**Task instructions:** Gather all lines in the data that hold the string "this".

**Available data:**
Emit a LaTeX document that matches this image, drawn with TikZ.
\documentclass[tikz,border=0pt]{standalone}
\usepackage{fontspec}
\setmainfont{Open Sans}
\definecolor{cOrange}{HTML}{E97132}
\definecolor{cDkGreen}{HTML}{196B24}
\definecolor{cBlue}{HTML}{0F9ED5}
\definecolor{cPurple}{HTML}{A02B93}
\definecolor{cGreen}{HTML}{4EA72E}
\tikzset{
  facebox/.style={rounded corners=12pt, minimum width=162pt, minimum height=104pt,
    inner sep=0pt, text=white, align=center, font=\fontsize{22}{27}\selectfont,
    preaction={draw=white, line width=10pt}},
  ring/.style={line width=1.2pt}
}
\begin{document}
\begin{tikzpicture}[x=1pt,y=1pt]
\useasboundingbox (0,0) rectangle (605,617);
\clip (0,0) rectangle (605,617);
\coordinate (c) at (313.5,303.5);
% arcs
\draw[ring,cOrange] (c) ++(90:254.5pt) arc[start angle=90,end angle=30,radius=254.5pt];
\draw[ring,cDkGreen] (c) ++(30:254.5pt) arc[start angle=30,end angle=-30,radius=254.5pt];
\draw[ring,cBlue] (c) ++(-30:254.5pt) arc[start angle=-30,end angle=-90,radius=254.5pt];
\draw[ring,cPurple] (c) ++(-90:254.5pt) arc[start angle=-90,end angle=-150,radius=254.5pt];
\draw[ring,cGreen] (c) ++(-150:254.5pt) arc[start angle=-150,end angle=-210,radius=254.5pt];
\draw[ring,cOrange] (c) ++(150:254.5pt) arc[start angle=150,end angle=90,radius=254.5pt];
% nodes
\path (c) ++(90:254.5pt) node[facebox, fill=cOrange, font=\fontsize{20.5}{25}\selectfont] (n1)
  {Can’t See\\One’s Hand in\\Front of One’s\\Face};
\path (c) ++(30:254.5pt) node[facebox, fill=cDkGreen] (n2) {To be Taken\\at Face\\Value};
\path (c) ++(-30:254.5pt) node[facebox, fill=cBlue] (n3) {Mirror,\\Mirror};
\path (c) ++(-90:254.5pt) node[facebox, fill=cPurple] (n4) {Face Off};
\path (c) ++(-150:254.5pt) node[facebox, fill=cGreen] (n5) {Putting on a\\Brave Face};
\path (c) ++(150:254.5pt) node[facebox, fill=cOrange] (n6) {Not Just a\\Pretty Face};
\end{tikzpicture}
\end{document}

==

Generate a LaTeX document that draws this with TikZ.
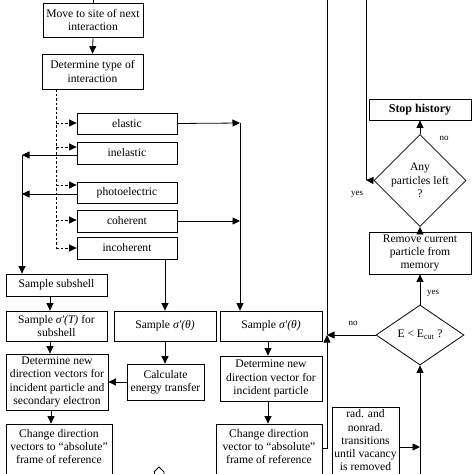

**Task response:**
Emit a LaTeX document that matches this image, drawn with TikZ.
Generate a LaTeX document that draws this with TikZ.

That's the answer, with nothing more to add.